Top Winners and Losers After Tuesday's Champions League Semifinal Leg 2 Results
May 4, 2021
For a second straight game, PSG gave up two goals to Manchester City. For a second straight game, they were given a red card in the second half. And for a second straight game, they lost to Man City, this time 2-0.
And so PSG's hopes of Champions League conquest were quashed yet again. Pep Guardiola and his City charges, meanwhile, are headed to the final for the first time in the club's history.
Let's break down the winners and losers from an eventful and memorable 90 minutes.
Winner: Riyad Mahrez
Mahrez scored in his third straight UCL contest, and both were the finishing touches on City's brilliant build-up play.
The first he finished with a nutmeg under a scrambling Keylor Navas:
The second, smashed into the top of the net from an inch-perfect cross from Phil Foden:
Right place, right time, right player.
In a game when so many City players were deserving of plaudits—Ederson (more on him below), Foden, the effervescent Kevin De Bruyne, stonewall Ruben Dias, Oleksandr Zinchenko, etc.—Mahrez's brace made him the winner of winners.
Loser: Angel Di Maria
And then there was the loser of losers, Angel Di Maria.
In a game that saw Kylian Mbappe kept on the bench due to a lingering calf injury, PSG needed someone to step up in his wake. Neymar was threatening as always (though contained), but Mauro Icardi was largely invisible and Di Maria offered less than quality in key moments.
Crosses missed their mark. A shot attempt from outside the box at an empty goal, with Ederson out of position after an uncharacteristic City turnover, was sent curling wide. And then the moment that sealed PSG's fate: Di Maria's completely unnecessary stomp on Fernandinho in the second half to earn him a straight red.
All in all, a performance worth forgetting.
Winner: Ederson
Just look at this pass:
From a keeper, no less. Goodness.
The staunch defense in front of Ederson kept him from having to make too many saves in goal. So he decided to become a playmaker instead.
Loser: Marco Verratti
In the wake of the Di Maria sending off, Verratti lost the plot a bit and probably was lucky he didn't get sent off himself.

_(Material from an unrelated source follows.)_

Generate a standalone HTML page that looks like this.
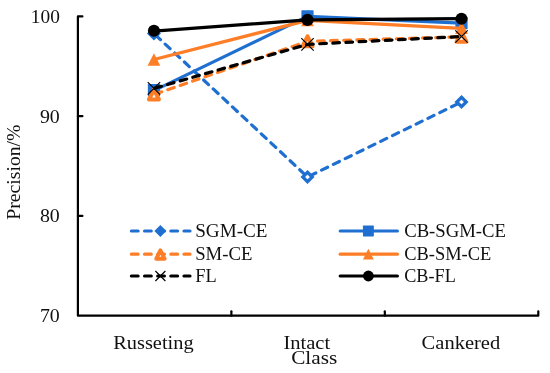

Like Di Maria, he embodied PSG's loss of composure in the second half. Which was a shame, because he was one of the better players for Paris for much of the game.
Winner: Pep Guardiola
The maestro deserves some love.
Any way you slice it, Guardiola was the better tactician in both legs than his counterpart, Mauricio Pochettino. His adjustments in the second half of the first game completely changed that contest.
His tactics to start on Tuesday were brilliant as well. No true No. 9? No problem. Stifling Neymar? Consider it done. Crushing PSG on the counter? Oh, you bet.
City's players executed the game plan to perfection. But the plan itself was pretty darn perfect, too.